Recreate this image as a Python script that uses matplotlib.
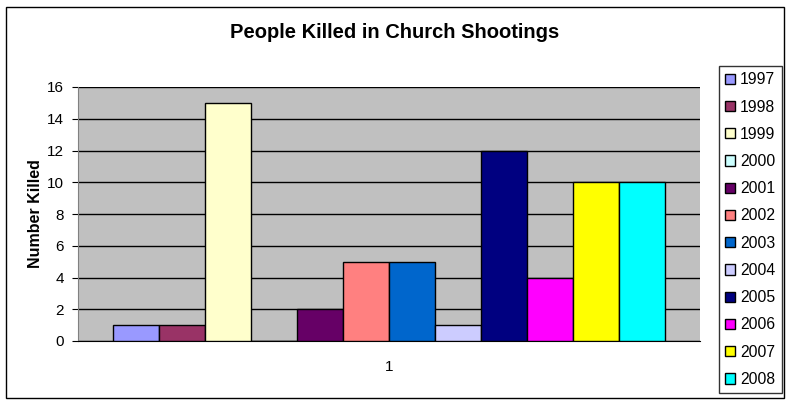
import matplotlib
matplotlib.use('Agg')
import matplotlib.pyplot as plt
from matplotlib.patches import Rectangle

years = ['1997', '1998', '1999', '2000', '2001', '2002',
         '2003', '2004', '2005', '2006', '2007', '2008']
killed = [1, 1, 15, 0, 2, 5, 5, 1, 12, 4, 10, 10]
colors = ['#9999FF', '#993366', '#FFFFCC', '#CCFFFF', '#660066', '#FF8080',
          '#0066CC', '#CCCCFF', '#000080', '#FF00FF', '#FFFF00', '#00FFFF']
category = ['1']

plt.rcParams['font.family'] = ['Liberation Sans', 'DejaVu Sans']

W, H = 793, 405
fig = plt.figure(figsize=(W / 100, H / 100), dpi=100)

# outer chart border
fig.patches.append(Rectangle((6 / W, 1 - 398 / H), 778 / W, 391 / H,
                             transform=fig.transFigure, fill=False,
                             edgecolor='black', linewidth=1))

# plot area
ax = fig.add_axes([78 / W, 1 - 341 / H, 622 / W, 254 / H])
ax.set_facecolor('#C0C0C0')

gap = 1.5  # excel gap width 150%
n = len(years)
w = 1.0 / (n + gap)
for i, (yr, v, c) in enumerate(zip(years, killed, colors)):
    x = -0.5 + (gap / 2 + i + 0.5) * w
    ax.bar(x, v, width=w, color=c, edgecolor='black', linewidth=1,
           label=yr, zorder=3)

ax.set_xlim(-0.5, 0.5)
ax.set_ylim(0, 16)
ax.set_yticks(range(0, 17, 2))
ax.set_xticks([0])
ax.set_xticklabels(category)
ax.yaxis.grid(True, color='black', linewidth=1, zorder=1)
ax.set_axisbelow(True)
for s in ['top', 'right']:
    ax.spines[s].set_visible(False)
ax.spines['left'].set_color('#808080')
ax.spines['bottom'].set_color('black')
ax.tick_params(axis='y', length=4, labelsize=11, color='black', pad=6)
ax.tick_params(axis='x', length=0, labelsize=11, pad=14)
ax.set_ylabel('Number Killed', fontsize=11.5, fontweight='bold', labelpad=3)

fig.text(395 / W, 1 - 32 / H, 'People Killed in Church Shootings',
         ha='center', va='center', fontsize=14.5, fontweight='bold')

leg = fig.legend(loc='upper left', bbox_to_anchor=(719 / W, 1 - 66 / H),
                 frameon=True, fancybox=False, edgecolor='black',
                 fontsize=11.3, handlelength=0.64, handleheight=0.64,
                 handletextpad=0.3, labelspacing=0.78, borderpad=0.4,
                 borderaxespad=0)
leg.get_frame().set_linewidth(1)

fig.savefig('out.png', dpi=100)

___

» What you will do
On how many lines does the word "matplotlib" appear? Answer with only the number.

» Result for this exercise
5